● **Problem to solve**: Pictures stay out of the copy; restate everything else in the material exactly.

● **Provided material**:
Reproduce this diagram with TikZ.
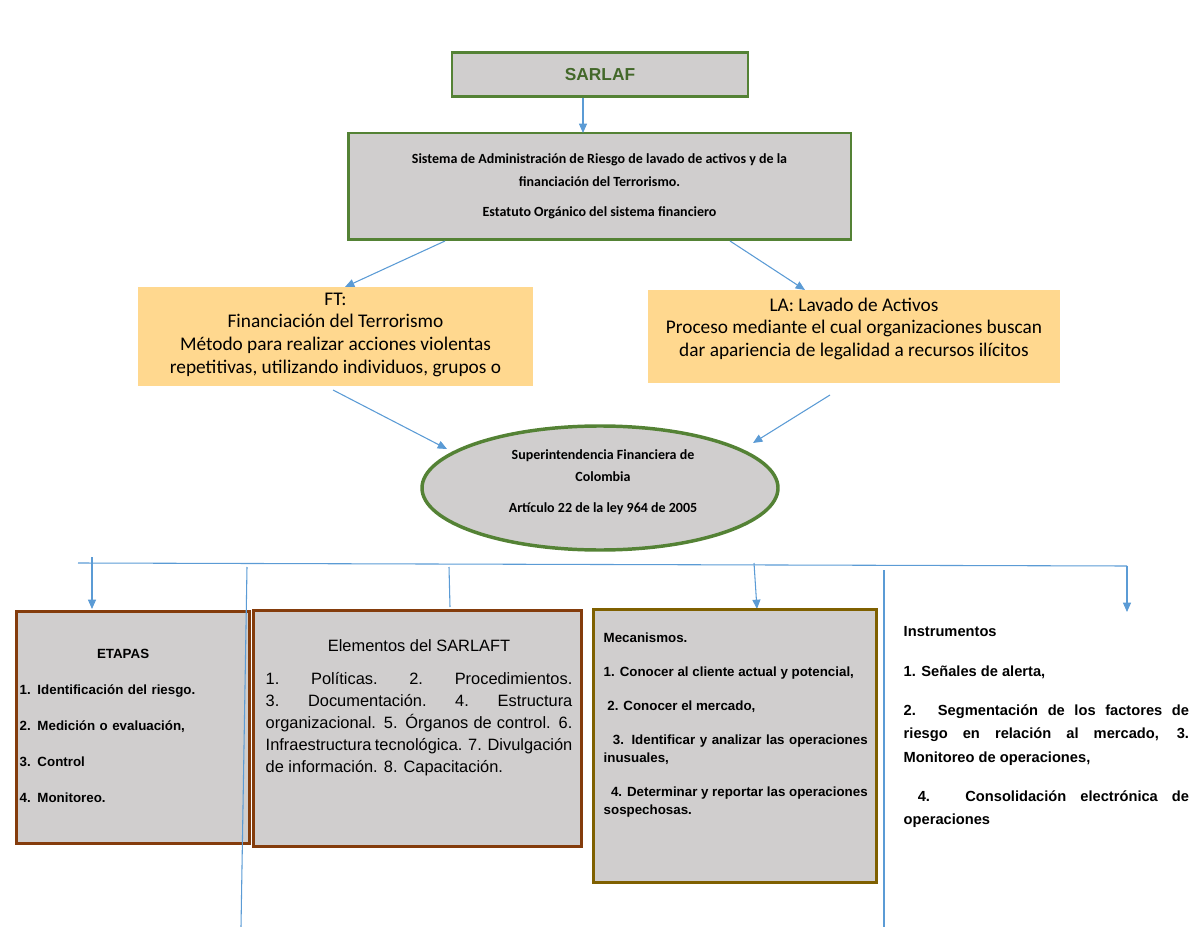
\documentclass[tikz,border=0pt]{standalone}
\usepackage{fontspec}
\setmainfont{Liberation Sans}
\newfontfamily\carl{Carlito}
\usetikzlibrary{arrows.meta}
\definecolor{gfill}{HTML}{D0CECE}
\definecolor{gborder}{HTML}{548235}
\definecolor{ofill}{HTML}{FFD88F}
\definecolor{brown1}{HTML}{843C0C}
\definecolor{olive1}{HTML}{7F6000}
\definecolor{conn}{HTML}{5B9BD5}
\begin{document}
\hyphenpenalty=10000 \exhyphenpenalty=10000
\begin{tikzpicture}[x=0.75pt,y=-0.75pt,
  gbox/.style={draw=gborder,line width=2pt,fill=gfill},
  obox/.style={fill=ofill},
  bbox/.style={draw=brown1,line width=2.2pt,fill=gfill},
  mbox/.style={draw=olive1,line width=2.2pt,fill=gfill},
  con/.style={conn,line width=0.8pt},
  arr/.style={con,-{Triangle[width=6pt,length=7pt]}},
  txt/.style={anchor=north west,align=justify}]
\useasboundingbox (0,0) rectangle (1200,927);
% top
\node[gbox,minimum width=222pt,minimum height=33pt,font=\bfseries\fontsize{13}{15}\selectfont,text=gborder!80!black] (sar) at (600,74.5) {SARLAF};
\node[gbox,minimum width=377pt,minimum height=80pt,align=center,font=\carl\bfseries\fontsize{10.5}{17}\selectfont] (sis) at (599.5,186.5)
 {Sistema de Administración de Riesgo de lavado de activos y de la\\financiación del Terrorismo.\\[6pt]Estatuto Orgánico del sistema financiero};
\draw[arr] (583,98) -- (583,133);
\node[obox,minimum width=296pt,minimum height=74pt] (ft) at (335.5,336.5) {};
\node[align=center,font=\carl\fontsize{14.5}{17}\selectfont,anchor=north] at (335.5,288)
 {FT:\\Financiación del Terrorismo\\Método para realizar acciones violentas\\repetitivas, utilizando individuos, grupos o};
\node[obox,minimum width=309pt,minimum height=70pt] (la) at (854,336.5) {};
\node[align=center,font=\carl\fontsize{14.5}{17}\selectfont,anchor=north] at (854,293)
 {LA: Lavado de Activos\\Proceso mediante el cual organizaciones buscan\\dar apariencia de legalidad a recursos ilícitos};
\coordinate (s1) at (445,241); \coordinate (s2) at (730,241);
\draw[arr] (s1) -- (345,287);
\draw[arr] (s2) -- (805,290);
\draw[gbox,line width=2.6pt] (600,488) ellipse [x radius=178,y radius=62];
\node[align=center,font=\carl\bfseries\fontsize{10.5}{17}\selectfont] (sup) at (603,482)
 {Superintendencia Financiera de\\Colombia\\[6pt]Artículo 22 de la ley 964 de 2005};
\coordinate (f1) at (333,390); \coordinate (l1) at (830,395);
\draw[arr] (f1) -- (447,449);
\draw[arr] (l1) -- (753,443);
% distribution lines
\draw[con] (78,563) -- (1127,566);
\draw[arr] (92,557) -- (92,609);
\draw[con] (449,567) -- (450,607);
\draw[arr] (754,563) -- (757,609);
\draw[con] (884,570) -- (884,927);
\draw[arr] (1127,566) -- (1127,612);
% boxes
\node[bbox,minimum width=175pt,minimum height=174pt] (et) at (133,727.5) {};
\node[bbox,minimum width=246pt,minimum height=177pt] (el) at (417.5,728.5) {};
\node[mbox,minimum width=212pt,minimum height=205pt] (me) at (735,746) {};
\draw[con] (247,567) -- (241,927);
\node[txt,text width=172pt,font=\bfseries\fontsize{10}{12}\selectfont,align=left] at (15,644)
 {\hspace*{58pt}ETAPAS\\[15pt]1. Identificación del riesgo.\\[15pt]2. Medición o evaluación,\\[15pt]3. Control\\[15pt]4. Monitoreo.};
\node[txt,text width=230pt,font=\fontsize{12.3}{16.5}\selectfont] at (261,635)
 {\centering Elementos del SARLAFT\par\vspace{8pt}
 1. Políticas. 2. Procedimientos. 3. Documentación. 4. Estructura organizacional. 5. Órganos de control. 6. Infraestructura tecnológica. 7. Divulgación de información. 8. Capacitación.};
\node[txt,text width=198pt,font=\bfseries\fontsize{10}{13.5}\selectfont] at (599,628)
 {Mecanismos.\par\vspace{12pt}
 1. Conocer al cliente actual y potencial,\par\vspace{12pt}
 \ 2. Conocer el mercado,\par\vspace{12pt}
 \ \ 3. Identificar y analizar las operaciones inusuales,\par\vspace{12pt}
 \ \ 4. Determinar y reportar las operaciones sospechosas.};
\node[txt,text width=214pt,font=\bfseries\fontsize{11}{17.5}\selectfont] at (899,622)
 {Instrumentos\par\vspace{12pt}
 1. Señales de alerta,\par\vspace{12pt}
 2. Segmentación de los factores de riesgo en relación al mercado, 3. Monitoreo de operaciones,\par\vspace{12pt}
 \ 4. Consolidación electrónica de operaciones};
\end{tikzpicture}
\end{document}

● **Task response**:
Reproduce this diagram with TikZ.
\documentclass[tikz,border=0pt]{standalone}
\usepackage{fontspec}
\setmainfont{Liberation Sans}
\newfontfamily\carl{Carlito}
\usetikzlibrary{arrows.meta}
\definecolor{gfill}{HTML}{D0CECE}
\definecolor{gborder}{HTML}{548235}
\definecolor{ofill}{HTML}{FFD88F}
\definecolor{brown1}{HTML}{843C0C}
\definecolor{olive1}{HTML}{7F6000}
\definecolor{conn}{HTML}{5B9BD5}
\begin{document}
\hyphenpenalty=10000 \exhyphenpenalty=10000
\begin{tikzpicture}[x=0.75pt,y=-0.75pt,
  gbox/.style={draw=gborder,line width=2pt,fill=gfill},
  obox/.style={fill=ofill},
  bbox/.style={draw=brown1,line width=2.2pt,fill=gfill},
  mbox/.style={draw=olive1,line width=2.2pt,fill=gfill},
  con/.style={conn,line width=0.8pt},
  arr/.style={con,-{Triangle[width=6pt,length=7pt]}},
  txt/.style={anchor=north west,align=justify}]
\useasboundingbox (0,0) rectangle (1200,927);
% top
\node[gbox,minimum width=222pt,minimum height=33pt,font=\bfseries\fontsize{13}{15}\selectfont,text=gborder!80!black] (sar) at (600,74.5) {SARLAF};
\node[gbox,minimum width=377pt,minimum height=80pt,align=center,font=\carl\bfseries\fontsize{10.5}{17}\selectfont] (sis) at (599.5,186.5)
 {Sistema de Administración de Riesgo de lavado de activos y de la\\financiación del Terrorismo.\\[6pt]Estatuto Orgánico del sistema financiero};
\draw[arr] (583,98) -- (583,133);
\node[obox,minimum width=296pt,minimum height=74pt] (ft) at (335.5,336.5) {};
\node[align=center,font=\carl\fontsize{14.5}{17}\selectfont,anchor=north] at (335.5,288)
 {FT:\\Financiación del Terrorismo\\Método para realizar acciones violentas\\repetitivas, utilizando individuos, grupos o};
\node[obox,minimum width=309pt,minimum height=70pt] (la) at (854,336.5) {};
\node[align=center,font=\carl\fontsize{14.5}{17}\selectfont,anchor=north] at (854,293)
 {LA: Lavado de Activos\\Proceso mediante el cual organizaciones buscan\\dar apariencia de legalidad a recursos ilícitos};
\coordinate (s1) at (445,241); \coordinate (s2) at (730,241);
\draw[arr] (s1) -- (345,287);
\draw[arr] (s2) -- (805,290);
\draw[gbox,line width=2.6pt] (600,488) ellipse [x radius=178,y radius=62];
\node[align=center,font=\carl\bfseries\fontsize{10.5}{17}\selectfont] (sup) at (603,482)
 {Superintendencia Financiera de\\Colombia\\[6pt]Artículo 22 de la ley 964 de 2005};
\coordinate (f1) at (333,390); \coordinate (l1) at (830,395);
\draw[arr] (f1) -- (447,449);
\draw[arr] (l1) -- (753,443);
% distribution lines
\draw[con] (78,563) -- (1127,566);
\draw[arr] (92,557) -- (92,609);
\draw[con] (449,567) -- (450,607);
\draw[arr] (754,563) -- (757,609);
\draw[con] (884,570) -- (884,927);
\draw[arr] (1127,566) -- (1127,612);
% boxes
\node[bbox,minimum width=175pt,minimum height=174pt] (et) at (133,727.5) {};
\node[bbox,minimum width=246pt,minimum height=177pt] (el) at (417.5,728.5) {};
\node[mbox,minimum width=212pt,minimum height=205pt] (me) at (735,746) {};
\draw[con] (247,567) -- (241,927);
\node[txt,text width=172pt,font=\bfseries\fontsize{10}{12}\selectfont,align=left] at (15,644)
 {\hspace*{58pt}ETAPAS\\[15pt]1. Identificación del riesgo.\\[15pt]2. Medición o evaluación,\\[15pt]3. Control\\[15pt]4. Monitoreo.};
\node[txt,text width=230pt,font=\fontsize{12.3}{16.5}\selectfont] at (261,635)
 {\centering Elementos del SARLAFT\par\vspace{8pt}
 1. Políticas. 2. Procedimientos. 3. Documentación. 4. Estructura organizacional. 5. Órganos de control. 6. Infraestructura tecnológica. 7. Divulgación de información. 8. Capacitación.};
\node[txt,text width=198pt,font=\bfseries\fontsize{10}{13.5}\selectfont] at (599,628)
 {Mecanismos.\par\vspace{12pt}
 1. Conocer al cliente actual y potencial,\par\vspace{12pt}
 \ 2. Conocer el mercado,\par\vspace{12pt}
 \ \ 3. Identificar y analizar las operaciones inusuales,\par\vspace{12pt}
 \ \ 4. Determinar y reportar las operaciones sospechosas.};
\node[txt,text width=214pt,font=\bfseries\fontsize{11}{17.5}\selectfont] at (899,622)
 {Instrumentos\par\vspace{12pt}
 1. Señales de alerta,\par\vspace{12pt}
 2. Segmentación de los factores de riesgo en relación al mercado, 3. Monitoreo de operaciones,\par\vspace{12pt}
 \ 4. Consolidación electrónica de operaciones};
\end{tikzpicture}
\end{document}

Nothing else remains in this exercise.